Full Moon and Tufa, Mono Lake

South Tufa, Mono Lake Tufa State Reserve, Mono County, CA, 10/24/2010

At dawn on this cold autumn day, the sky in the eastern Sierra region of California was alive with brooding storm clouds. I arrived at the South Tufa area of Mono Lake hoping to photograph a colorful sunrise (as did quite a few other photographers). Instead, the scene lightened with the rising sun but not the desired palette of beautiful hues. Even without pretty colors the sky had developing drama. To the northwest I caught a glimpse of the full moon as it momentarily appeared between drifting clouds and then vanished. The moon looked complete, even though the true full moon had occurred two days earlier. No longer wishing for beautiful colors, I now hoped the moon would emerge once again before setting behind the mountains. Noticing this statuesque formation of tufa by the water's edge, I positioned my camera to capture a balanced composition of rock, lake, mountains, clouds, and the moon - should it reappear.
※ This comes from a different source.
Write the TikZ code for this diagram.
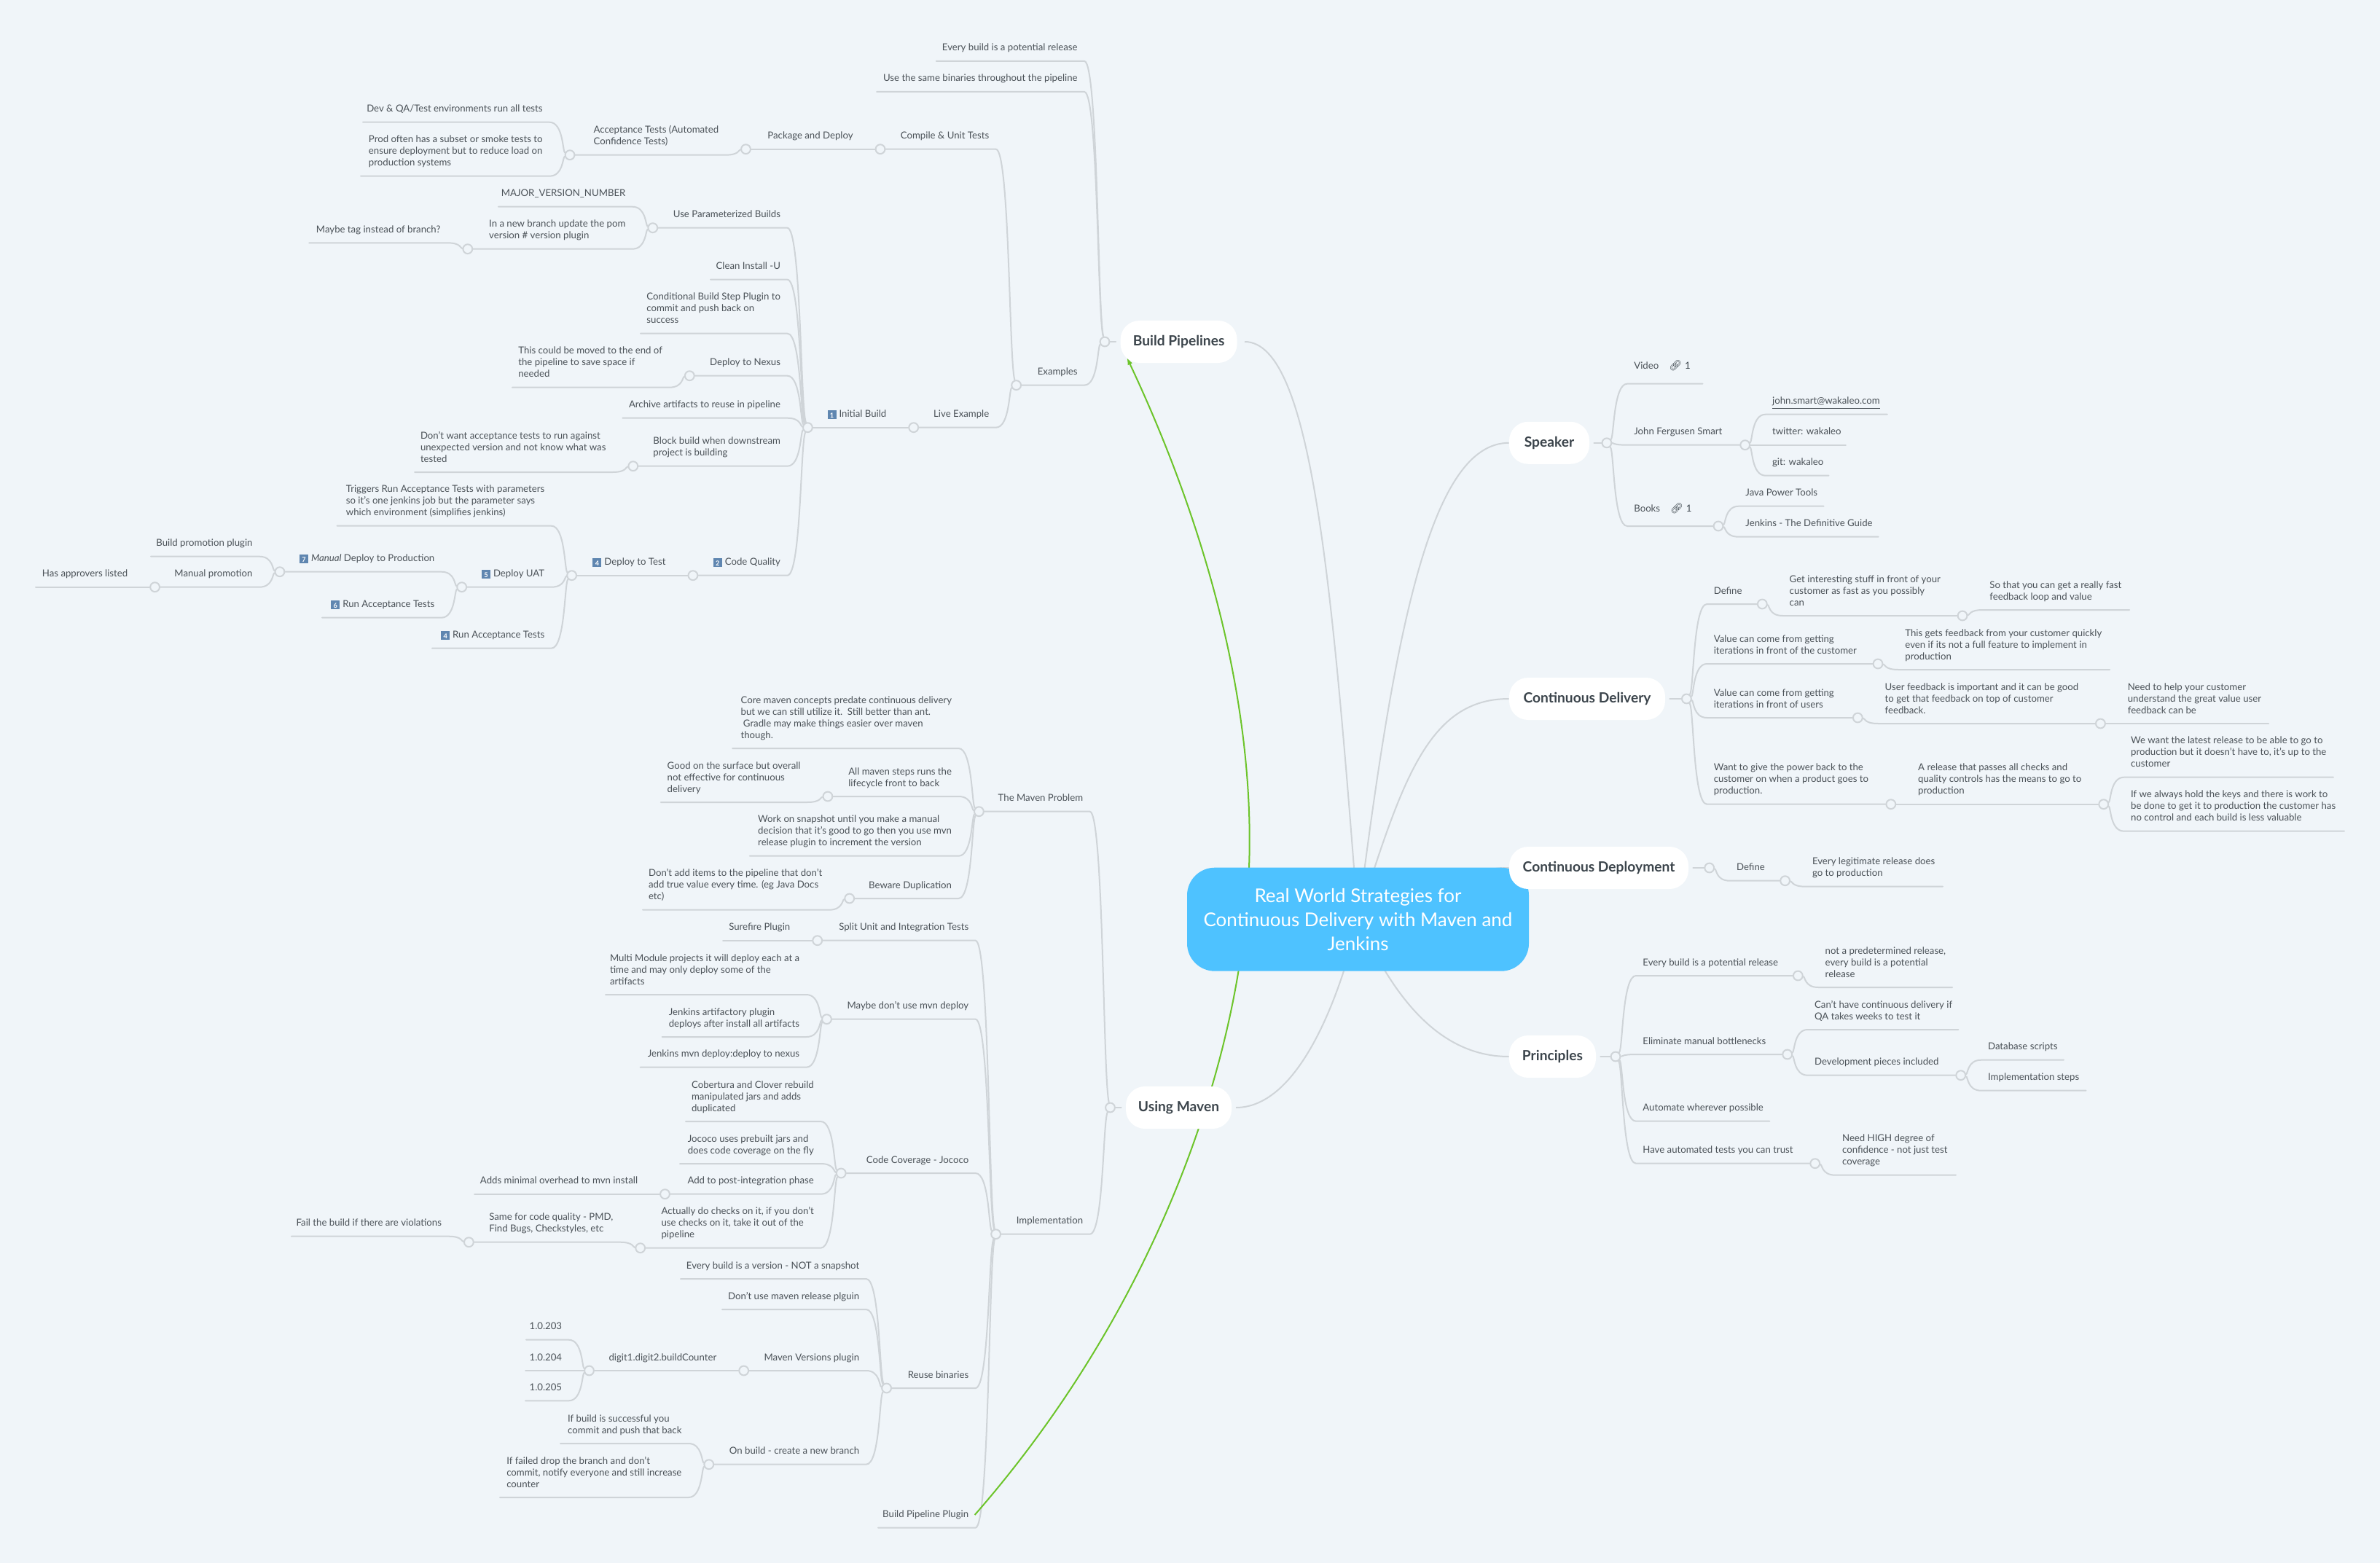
\documentclass[tikz,border=0pt]{standalone}
\usepackage{fontspec}
\setmainfont{Lato}
\newfontfamily\emojifont{Noto Emoji}
\usetikzlibrary{backgrounds,arrows.meta,calc}
\definecolor{bgc}{HTML}{F0F5F9}
\definecolor{linec}{HTML}{CFD4D8}
\definecolor{txtc}{HTML}{4B5258}
\definecolor{headc}{HTML}{3B444B}
\definecolor{rootc}{HTML}{4EC2FF}
\definecolor{greenc}{HTML}{6CC42A}
\definecolor{badgec}{HTML}{5F86B0}
\newcommand\badge[1]{{\setlength\fboxsep{0.9pt}\raisebox{-0.3pt}{\colorbox{badgec}{\makebox[4.2pt]{\rule{0pt}{4.2pt}\textcolor{white}{\fontsize{4.6}{4.6}\bfseries\selectfont #1}}}}\hspace{2pt}}}
\newcommand\linkn{\hspace{7pt}{\textcolor{headc}{\emojifont\fontsize{7}{7}\selectfont\symbol{"1F517}}}\hspace{2pt}\textcolor{headc}{1}}
\tikzset{
  txt/.style={inner sep=0pt,align=left,text=txtc,font=\fontsize{6.6}{8}\selectfont},
  conn/.style={draw=linec,line width=1pt,line cap=round},
  hubc/.style={circle,draw=linec,fill=bgc,line width=1pt,minimum size=6.4pt,inner sep=0pt},
  head/.style={rectangle,rounded corners=13pt,fill=white,inner sep=0pt,minimum height=29pt,text=headc,font=\fontsize{9.6}{12}\bfseries\selectfont},
  rootn/.style={rectangle,rounded corners=19pt,fill=rootc,text=white,inner sep=0pt,align=center,font=\fontsize{13}{16.5}\selectfont},
  maincurve/.style={draw=linec,line width=1pt},
  greenarrow/.style={draw=greenc,line width=1pt,-{Latex[length=5pt,width=3.6pt]}}
}
\newcommand\hubdef[3]{\node[hubc] (h#1) at (#2,#3) {};\expandafter\gdef\csname hx#1\endcsname{#2}\expandafter\gdef\csname hy#1\endcsname{#3}}
\newcommand\getp[1]{\edef\hxx{\csname hx#1\endcsname}\edef\hyy{\csname hy#1\endcsname}}
\newcommand\LL[5]{\getp{#2}\begin{scope}[on background layer]\draw[conn] (h#2) .. controls (\hxx-10,\hyy+0.1*#3-0.1*\hyy) and (\hxx-9,#3) .. (\hxx-28,#3) -- (#4);\end{scope}}
\newcommand\RL[5]{\getp{#2}\begin{scope}[on background layer]\draw[conn] (h#2) .. controls (\hxx+10,\hyy+0.1*#3-0.1*\hyy) and (\hxx+9,#3) .. (\hxx+28,#3) -- (#4);\end{scope}}
% left leaf / left with hub / right leaf / right with hub : [baseline offset]{id}{parent}{y}{x outer}{text}
\newcommand\LT[6][14]{\getp{#3}\node[txt,anchor=base east] (#2) at (\hxx-37,#4-#1) {#6};\coordinate (#2e) at (#5,#4);\LL{#2}{#3}{#4}{#2e}{}}
\newcommand\RT[6][14]{\getp{#3}\node[txt,anchor=base west] (#2) at (\hxx+37,#4-#1) {#6};\coordinate (#2e) at (#5,#4);\RL{#2}{#3}{#4}{#2e}{}}
\newcommand\LH[6][14]{\getp{#3}\node[txt,anchor=base east] (#2) at (\hxx-37,#4-#1) {#6};\hubdef{#2}{#5}{#4}\LL{#2}{#3}{#4}{h#2}{}}
\newcommand\RH[6][14]{\getp{#3}\node[txt,anchor=base west] (#2) at (\hxx+37,#4-#1) {#6};\hubdef{#2}{#5}{#4}\RL{#2}{#3}{#4}{h#2}{}}
\begin{document}
\begin{tikzpicture}[x=0.5pt,y=-0.5pt]
\useasboundingbox (0,0) rectangle (3266,2145);
\begin{scope}[on background layer]
\fill[bgc] (0,0) rectangle (3266,2145);
\end{scope}
% root and main topics
\node[rootn,minimum width=234.5pt,minimum height=71pt] (root) at (1863.5,1261.7) {Real World Strategies for\\Continuous Delivery with Maven and\\Jenkins};
\node[head,minimum width=80pt] (bp) at (1617.6,469) {Build Pipelines};
\node[head,minimum width=72.5pt] (um) at (1617.5,1520) {Using Maven};
\node[head,minimum width=55pt] (sp) at (2126,607.8) {Speaker};
\node[head,minimum width=107pt] (cd) at (2178,959) {Continuous Delivery};
\node[head,minimum width=123pt] (dp) at (2194,1191) {Continuous Deployment};
\node[head,minimum width=59.5pt] (pr) at (2130.5,1450) {Principles};
\hubdef{bp}{1516}{469}\hubdef{um}{1523.5}{1520}\hubdef{sp}{2204.9}{607.8}\hubdef{cd}{2314.4}{959}\hubdef{dp}{2345.7}{1191}\hubdef{pr}{2217}{1450}
\coordinate (bpa) at (1708,469);
\coordinate (uma) at (1696,1520);
\begin{scope}[on background layer]
\draw[conn] (bp.west) ++(-6,0) -- (hbp);
\draw[conn] (um.west) ++(-6,0) -- (hum);
\draw[conn] (sp.east) ++(6,0) -- (hsp);
\draw[conn] (cd.east) ++(6,0) -- (hcd);
\draw[conn] (dp.east) ++(6,0) -- (hdp);
\draw[conn] (pr.east) ++(6,0) -- (hpr);
\draw[maincurve] (root.center) .. controls (1828,800) and (1800,469) .. (bpa);
\draw[maincurve] (root.center) .. controls (1914,861) and (1964,607.8) .. (sp.west);
\draw[maincurve] (root.center) .. controls (1924,1071) and (1960,959) .. (cd.west);
\draw[maincurve] (root.center) .. controls (1950,1250) and (1990,1191) .. (dp.west);
\draw[maincurve] (root.center) .. controls (1900,1340) and (1960,1450) .. (pr.west);
\draw[maincurve] (root.center) .. controls (1846,1340) and (1790,1520) .. (uma);
\end{scope}
% Speaker
\RT[20]{video}{sp}{526.7}{2336.5}{Video\linkn}
\RH{john}{sp}{610.7}{2394.7}{John Fergusen Smart}
\RT{mail}{john}{568.7}{2589.9}{\underline{john.smart@wakaleo.com}}
\RT{tw}{john}{610.7}{2532.8}{twitter: wakaleo}
\RT{git}{john}{652.7}{2509.5}{git: wakaleo}
\RH[20]{books}{sp}{722}{2358}{Books\linkn}
\RT{jpt}{books}{694.7}{2502.6}{Java Power Tools}
\RT{jdg}{books}{736.7}{2577.6}{Jenkins - The Definitive Guide}
% Continuous Delivery
\RH{def}{cd}{829}{2418.3}{Define}
\RH{gis}{def}{845}{2693}{Get interesting stuff in front of your\\customer as fast as you possibly\\can}
\RT{sot}{gis}{837}{2922}{So that you can get a really fast\\feedback loop and value}
\RH{vcc}{cd}{911}{2577}{Value can come from getting\\iterations in front of the customer}
\RT{tgf}{vcc}{919}{2895}{This gets feedback from your customer quickly\\even if its not a full feature to implement in\\production}
\RH{vcu}{cd}{985}{2549.3}{Value can come from getting\\iterations in front of users}
\RH{ufb}{vcu}{993}{2882.4}{User feedback is important and it can be good\\to get that feedback on top of customer\\feedback.}
\RT{nth}{ufb}{993}{3113}{Need to help your customer\\understand the great value user\\feedback can be}
\RH{wtg}{cd}{1103.7}{2594.8}{Want to give the power back to the\\customer on when a product goes to\\production.}
\RH{arp}{wtg}{1103.7}{2886.7}{A release that passes all checks and\\quality controls has the means to go to\\production}
\RT{wwl}{arp}{1066.7}{3202}{We want the latest release to be able to go to\\production but it doesn't have to, it's up to the\\customer}
\RT{iwa}{arp}{1140.7}{3217}{If we always hold the keys and there is work to\\be done to get it to production the customer has\\no control and each build is less valuable}
% Continuous Deployment
\RH{ddef}{dp}{1208.7}{2449.6}{Define}
\RT{elr}{ddef}{1216.7}{2666}{Every legitimate release does\\go to production}
% Principles
\RH{ebp}{pr}{1339}{2467.3}{Every build is a potential release}
\RT{nap}{ebp}{1355}{2679}{not a predetermined release,\\every build is a potential\\release}
\RH{emb}{pr}{1447}{2452.7}{Eliminate manual bottlenecks}
\RT{chc}{emb}{1413}{2687.4}{Can't have continuous delivery if\\QA takes weeks to test it}
\RH{dpi}{emb}{1475.7}{2690.7}{Development pieces included}
\RT{dbs}{dpi}{1454.7}{2832}{Database scripts}
\RT{ims}{dpi}{1496.7}{2862.5}{Implementation steps}
\RT{awp}{pr}{1538.7}{2428.3}{Automate wherever possible}
\RH{hat}{pr}{1596.7}{2490.7}{Have automated tests you can trust}
\RT{nhd}{hat}{1612.7}{2684}{Need HIGH degree of\\confidence - not just test\\coverage}
% Build Pipelines
\LT{ebr}{bp}{83.9}{1284.8}{Every build is a potential release}
\LT{usb}{bp}{126}{1203}{Use the same binaries throughout the pipeline}
\LH{ex}{bp}{528.6}{1394.6}{Examples}
\LH{cut}{ex}{204.7}{1208}{Compile \& Unit Tests}
\LH{pad}{cut}{204.7}{1023.5}{Package and Deploy}
\LH{act}{pad}{212.7}{782}{Acceptance Tests (Automated\\Confidence Tests)}
\LT{dqa}{act}{167.7}{498}{Dev \& QA/Test environments run all tests}
\LT{pro}{act}{241.7}{495}{Prod often has a subset or smoke tests to\\ensure deployment but to reduce load on\\production systems}
\LH{lex}{ex}{586.7}{1253.7}{Live Example}
\LH{ib}{lex}{586.7}{1108.4}{\badge{1}Initial Build}
\LH{upb}{ib}{312.7}{895.8}{Use Parameterized Builds}
\LT{mvn}{upb}{283.7}{683.9}{MAJOR\_VERSION\_NUMBER}
\LH{inb}{upb}{341.7}{641.8}{In a new branch update the pom\\version \# version plugin}
\LT{mtg}{inb}{333.3}{424.2}{Maybe tag instead of branch?}
\LT{cli}{ib}{383.7}{975}{Clean Install -U}
\LT{cbs}{ib}{457.7}{879}{Conditional Build Step Plugin to\\commit and push back on\\success}
\LH{dtn}{ib}{515.7}{946.3}{Deploy to Nexus}
\LT{tcb}{dtn}{531.7}{702.8}{This could be moved to the end of\\the pipeline to save space if\\needed}
\LT{aar}{ib}{573.7}{854.4}{Archive artifacts to reuse in pipeline}
\LH{bbw}{ib}{639.7}{868.8}{Block build when downstream\\project is building}
\LT{dwa}{bbw}{648}{569}{Don't want acceptance tests to run against\\unexpected version and not know what was\\tested}
\LH{cq}{ib}{789.7}{950.9}{\badge{2}Code Quality}
\LH{dtt}{cq}{789.7}{784.6}{\badge{4}Deploy to Test}
\LT{trg}{dtt}{721.7}{462.5}{Triggers Run Acceptance Tests with parameters\\so it's one jenkins job but the parameter says\\which environment (simplifies jenkins)}
\LH{uat}{dtt}{805.7}{633.7}{\badge{5}Deploy UAT}
\LH{mdp}{uat}{784.7}{383.9}{\badge{7}\emph{Manual} Deploy to Production}
\LT{bpp}{mdp}{763.7}{207}{Build promotion plugin}
\LH{mpr}{mdp}{805.7}{212.6}{Manual promotion}
\LT{hal}{mpr}{805.7}{49}{Has approvers listed}
\LT{rat}{uat}{847.7}{442}{\badge{6}Run Acceptance Tests}
\LT{rats}{dtt}{889.7}{593}{\badge{4}Run Acceptance Tests}
% Using Maven
\LH{tmp}{um}{1113.7}{1343.4}{The Maven Problem}
\LT{cor}{tmp}{1027}{1005}{Core maven concepts predate continuous delivery\\but we can still utilize it.\ \ Still better than ant.\\\ Gradle may make things easier over maven\\though.}
\LH{ams}{tmp}{1093}{1135.9}{All maven steps runs the\\lifecycle front to back}
\LT{gos}{ams}{1101}{906.8}{Good on the surface but overall\\not effective for continuous\\delivery}
\LT{wos}{tmp}{1174.7}{1028.9}{Work on snapshot until you make a manual\\decision that it's good to go then you use mvn\\release plugin to increment the version}
\LH{bwd}{tmp}{1233}{1165.7}{Beware Duplication}
\LT{dai}{bwd}{1248.7}{882}{Don't add items to the pipeline that don't\\add true value every time. (eg Java Docs\\etc)}
\LH{imp}{um}{1693.7}{1366.6}{Implementation}
\LH{sui}{imp}{1290.7}{1121.7}{Split Unit and Integration Tests}
\LT{sfp}{sui}{1290.7}{992}{Surefire Plugin}
\LH{mdu}{imp}{1398.7}{1134.5}{Maybe don't use mvn deploy}
\LT{mmp}{mdu}{1365}{831}{Multi Module projects it will deploy each at a\\time and may only deploy some of the\\artifacts}
\LT{jap}{mdu}{1423}{908.7}{Jenkins artifactory plugin\\deploys after install all artifacts}
\LT{jmd}{mdu}{1464.7}{878.7}{Jenkins mvn deploy:deploy to nexus}
\LH{ccj}{imp}{1610}{1154.2}{Code Coverage - Jococo}
\LT{cob}{ccj}{1539}{941}{Cobertura and Clover rebuild\\manipulated jars and adds\\duplicated}
\LT{joc}{ccj}{1597}{933}{Jococo uses prebuilt jars and\\does code coverage on the fly}
\LH{apo}{ccj}{1638.7}{912.5}{Add to post-integration phase}
\LT{amo}{apo}{1638.7}{651}{Adds minimal overhead to mvn install}
\LH{adc}{ccj}{1712.7}{878.7}{Actually do checks on it, if you don't\\use checks on it, take it out of the\\pipeline}
\LH{sfc}{adc}{1704.7}{643.4}{Same for code quality - PMD,\\Find Bugs, Checkstyles, etc}
\LT{ftb}{sfc}{1696.7}{399.8}{Fail the build if there are violations}
\LH{rbi}{imp}{1905}{1216.6}{Reuse binaries}
\LT{ebv}{rbi}{1755}{934}{Every build is a version - NOT a snapshot}
\LT{dum}{rbi}{1797}{991}{Don't use maven release plguin}
\LH{mvp}{rbi}{1881}{1020.7}{Maven Versions plugin}
\LH{dig}{mvp}{1881}{808.5}{digit1.digit2.buildCounter}
\LT{vta}{dig}{1838.7}{722}{1.0.203}
\LT{vtb}{dig}{1881}{721}{1.0.204}
\LT{vtc}{dig}{1922.3}{721}{1.0.205}
\LH{obc}{rbi}{2009.7}{972.8}{On build - create a new branch}
\LT{ibs}{obc}{1981}{769}{If build is successful you\\commit and push that back}
\LT{ifd}{obc}{2055}{686}{If failed drop the branch and don't\\commit, notify everyone and still increase\\counter}
\LT{bpl}{imp}{2096.7}{1205}{Build Pipeline Plugin}
% relation arrow
\coordinate (gs) at (1337.6,2079);
\coordinate (gm) at (1714,1190.7);
\coordinate (ge) at (1546.4,490.7);
\begin{scope}[on background layer]
\draw[greenarrow] (gs) .. controls (1590,1790) and (1705,1450) .. (gm) .. controls (1723,950) and (1645,700) .. (ge);
\end{scope}
\end{tikzpicture}
\end{document}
After several minutes the moon became visible at the edge of a moving gap in the clouds just as a pair of photographers were about to walk in front of me. I called to them to pass behind me, and snapped this exposure when the moon was perfectly centered within the cloud opening! Were it not for human activity Mono Lake would be much deeper and broader than it currently is and its famous tufa formations would all be submerged. Since the 1940s however, the Los Angeles Department of Water and Power has been diverting some of the lake's tributary streams 350 miles to the south to meet the water demands of the city of Los Angeles. The reduced flow into the lake is responsible for depressing the water level and for exposing the tufa that comprise the unique and otherworldly landscape here. These fantastic tufa towers are a type of limestone or calcium carbonate formed by the precipitation of minerals during the interaction of freshwater springs and alkaline lake water. Mono Lake lies in a basin with no outlet to the ocean. Because the lake is the ultimate destination for all the rain and runoff from a surrounding area of about 780 square miles, its water is extremely alkaline and saline.